Additional insights into how colonial governance influenced the Constitution can be found in the Library of Congress Federalist Papers resource.

Limitations and Contradictions

The shift from feudalism to federalism did not extend equal rights to all. Native American peoples were displaced and subjected to colonial authority. Slavery, though less central to New England than the South, was legal and present. Women remained excluded from political participation. Federalism in the colonial era was a system for white male property owners. However, the structural framework—emphasis on local consent and representation—eventually provided avenues for later expansions of democracy, such as the abolitionist movement and women’s suffrage, both of which found strong roots in New England.

Conclusion: A Foundational Shift

The shift from feudalism to federalism in Colonial New England was a complex process that reshaped governance and society. It marked the beginning of a more democratic approach to governance that would influence the future of the United States and eventually become a model for democracies worldwide.

  • The transition highlighted the importance of local governance. The town meeting became a cornerstone of civic life, teaching generations of Americans how to make collective decisions.
  • It set the stage for the development of democratic ideals—consent of the governed, representation, and the rule of law—enshrined in the Declaration of Independence and the Constitution.
  • The legacy continues today.

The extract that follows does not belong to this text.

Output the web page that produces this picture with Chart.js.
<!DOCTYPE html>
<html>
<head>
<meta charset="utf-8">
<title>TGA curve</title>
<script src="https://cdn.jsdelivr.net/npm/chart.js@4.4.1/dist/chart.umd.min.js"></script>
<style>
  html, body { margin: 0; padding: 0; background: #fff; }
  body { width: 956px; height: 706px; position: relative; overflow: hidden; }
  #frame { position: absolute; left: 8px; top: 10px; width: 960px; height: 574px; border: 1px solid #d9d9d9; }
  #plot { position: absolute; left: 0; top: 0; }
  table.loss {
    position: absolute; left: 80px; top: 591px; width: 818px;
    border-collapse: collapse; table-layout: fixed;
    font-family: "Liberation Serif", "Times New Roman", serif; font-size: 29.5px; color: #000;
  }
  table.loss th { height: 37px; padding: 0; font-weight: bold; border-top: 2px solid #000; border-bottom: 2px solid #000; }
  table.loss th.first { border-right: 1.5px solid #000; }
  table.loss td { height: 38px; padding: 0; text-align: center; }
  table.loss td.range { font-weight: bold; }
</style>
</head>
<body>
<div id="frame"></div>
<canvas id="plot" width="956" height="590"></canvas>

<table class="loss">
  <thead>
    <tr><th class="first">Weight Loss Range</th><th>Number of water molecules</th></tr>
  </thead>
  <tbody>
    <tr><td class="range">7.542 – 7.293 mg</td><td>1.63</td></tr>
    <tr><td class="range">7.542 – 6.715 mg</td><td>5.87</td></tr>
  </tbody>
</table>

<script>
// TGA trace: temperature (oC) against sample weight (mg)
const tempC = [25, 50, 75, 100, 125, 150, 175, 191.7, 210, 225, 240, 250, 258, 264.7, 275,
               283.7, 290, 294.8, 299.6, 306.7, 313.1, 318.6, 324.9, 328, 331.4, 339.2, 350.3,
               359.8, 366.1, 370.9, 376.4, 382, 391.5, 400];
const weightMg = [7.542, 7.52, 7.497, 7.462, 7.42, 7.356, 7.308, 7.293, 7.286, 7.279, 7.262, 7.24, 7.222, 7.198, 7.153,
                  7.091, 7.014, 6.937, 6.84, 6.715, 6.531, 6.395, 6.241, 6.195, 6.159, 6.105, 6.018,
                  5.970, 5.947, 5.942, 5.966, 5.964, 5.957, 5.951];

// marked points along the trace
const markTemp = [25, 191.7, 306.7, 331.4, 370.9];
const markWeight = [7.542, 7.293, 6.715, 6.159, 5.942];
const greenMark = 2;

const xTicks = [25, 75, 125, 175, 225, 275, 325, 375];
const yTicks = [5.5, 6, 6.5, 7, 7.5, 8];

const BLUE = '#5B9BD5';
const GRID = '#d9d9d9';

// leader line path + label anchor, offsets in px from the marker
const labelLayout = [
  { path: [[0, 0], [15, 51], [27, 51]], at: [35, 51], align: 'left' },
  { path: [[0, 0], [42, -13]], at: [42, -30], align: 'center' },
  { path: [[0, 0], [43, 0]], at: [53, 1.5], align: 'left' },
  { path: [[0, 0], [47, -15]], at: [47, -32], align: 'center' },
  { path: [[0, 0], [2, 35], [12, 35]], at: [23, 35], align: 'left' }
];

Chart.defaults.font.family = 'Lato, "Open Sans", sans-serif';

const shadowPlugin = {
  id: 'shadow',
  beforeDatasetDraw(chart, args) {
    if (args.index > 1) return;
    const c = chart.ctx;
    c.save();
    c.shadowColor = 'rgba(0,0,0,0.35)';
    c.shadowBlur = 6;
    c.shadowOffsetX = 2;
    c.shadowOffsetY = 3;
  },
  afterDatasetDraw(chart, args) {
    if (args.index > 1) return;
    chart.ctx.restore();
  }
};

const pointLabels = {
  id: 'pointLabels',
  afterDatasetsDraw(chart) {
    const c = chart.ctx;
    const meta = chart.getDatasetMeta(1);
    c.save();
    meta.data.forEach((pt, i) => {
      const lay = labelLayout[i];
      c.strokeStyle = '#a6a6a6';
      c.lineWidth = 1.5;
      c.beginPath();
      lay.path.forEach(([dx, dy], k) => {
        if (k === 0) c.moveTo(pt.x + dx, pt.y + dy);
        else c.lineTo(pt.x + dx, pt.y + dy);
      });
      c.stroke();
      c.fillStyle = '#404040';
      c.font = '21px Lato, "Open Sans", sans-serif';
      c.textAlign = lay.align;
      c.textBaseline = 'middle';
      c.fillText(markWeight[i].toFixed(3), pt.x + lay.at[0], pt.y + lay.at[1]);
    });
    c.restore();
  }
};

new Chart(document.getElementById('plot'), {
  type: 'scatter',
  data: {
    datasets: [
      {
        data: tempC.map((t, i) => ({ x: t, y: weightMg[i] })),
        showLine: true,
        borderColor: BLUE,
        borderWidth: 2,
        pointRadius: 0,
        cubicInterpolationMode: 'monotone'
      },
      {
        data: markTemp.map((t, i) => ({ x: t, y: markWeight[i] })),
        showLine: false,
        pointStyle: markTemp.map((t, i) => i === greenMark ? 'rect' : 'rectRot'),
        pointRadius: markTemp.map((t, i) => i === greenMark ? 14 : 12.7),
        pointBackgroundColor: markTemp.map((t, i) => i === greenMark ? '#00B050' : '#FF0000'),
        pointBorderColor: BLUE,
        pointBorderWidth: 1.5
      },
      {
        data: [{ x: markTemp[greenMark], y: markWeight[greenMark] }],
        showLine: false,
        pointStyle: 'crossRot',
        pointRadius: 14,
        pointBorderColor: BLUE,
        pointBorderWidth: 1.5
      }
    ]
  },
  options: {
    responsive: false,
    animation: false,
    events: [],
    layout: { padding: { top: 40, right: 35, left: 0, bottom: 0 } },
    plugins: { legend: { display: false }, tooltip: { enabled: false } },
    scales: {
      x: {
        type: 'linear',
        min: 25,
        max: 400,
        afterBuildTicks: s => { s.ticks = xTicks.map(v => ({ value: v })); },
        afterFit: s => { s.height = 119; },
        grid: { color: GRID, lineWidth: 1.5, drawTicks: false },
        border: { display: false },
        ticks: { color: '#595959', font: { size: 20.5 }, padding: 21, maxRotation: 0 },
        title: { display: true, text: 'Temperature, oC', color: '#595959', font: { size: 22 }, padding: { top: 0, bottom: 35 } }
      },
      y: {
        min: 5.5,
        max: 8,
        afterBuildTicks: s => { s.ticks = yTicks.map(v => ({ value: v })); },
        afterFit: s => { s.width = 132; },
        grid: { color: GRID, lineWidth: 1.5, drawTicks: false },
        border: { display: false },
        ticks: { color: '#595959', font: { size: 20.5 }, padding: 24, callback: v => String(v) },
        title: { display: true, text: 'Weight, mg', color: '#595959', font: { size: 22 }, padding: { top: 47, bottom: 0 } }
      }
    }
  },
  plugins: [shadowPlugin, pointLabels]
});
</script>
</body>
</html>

Debates over states’ rights, federal power, and local autonomy are direct descendants of the struggles between feudal lords and colonial assemblies in the seventeenth century.

Understanding the journey from feudalism to federalism helps us appreciate why American governance is structured the way it is—and reminds us that democracy is not a sudden gift but a slow, often contested achievement built on the practical experience of ordinary people in their towns and meetings.